If you’re building on Fine Tuning or RLHF, recognize that these techniques operate within the capability envelope that pre-training established. They redistribute the model’s probability mass across outputs; they don’t expand the envelope’s radius. The most common engineering mistake is treating post-training as if it adds capabilities. It surfaces capabilities the base model already possesses — it cannot conjure abilities the pre-training distribution never contained.

Recent work adds a critical caveat: upstream loss improvements don’t reliably predict downstream benchmark gains (ACL 2025). A model with lower perplexity may not score higher on the specific task you care about. Scaling laws describe loss, not capability.
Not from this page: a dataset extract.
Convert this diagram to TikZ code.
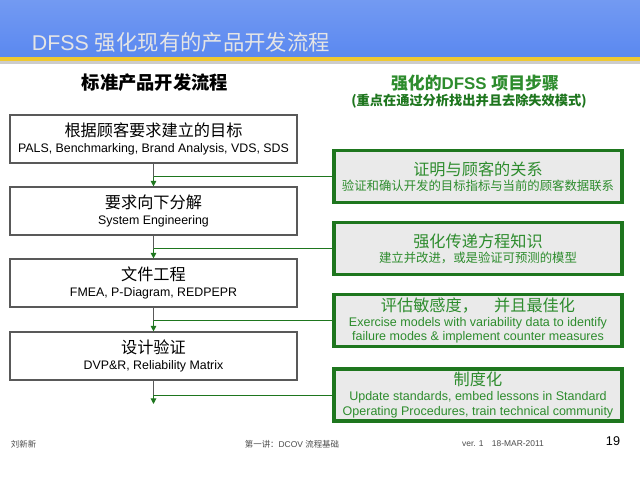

When it breaks: Scaling laws assume the data distribution is fixed and the architecture is held constant. Change the architecture — mixture-of-experts, retrieval augmentation, test-time compute — and the exponents shift. The laws describe one regime, not all possible regimes. Extrapolating a power law past its observed range is a bet, not a proof.

Rule of thumb: Tenfold more parameters reduces loss to roughly 84% of its previous value; tenfold more data to about 80%. These are the best-case conversion rates — and they are sublinear by design.

The Data Says

Scaling laws are among the most robust empirical findings in machine learning — and among the most frequently misread. They don’t promise exponential progress. They promise predictable, decelerating progress. The exponents are small, the irreducible loss floor is real, and the planet’s text supply is finite. The field has already begun routing around these limits through inference-time scaling, but that trades one ceiling for another. Understanding the shape of the curve is not pessimism — it is the prerequisite for building anything that lasts.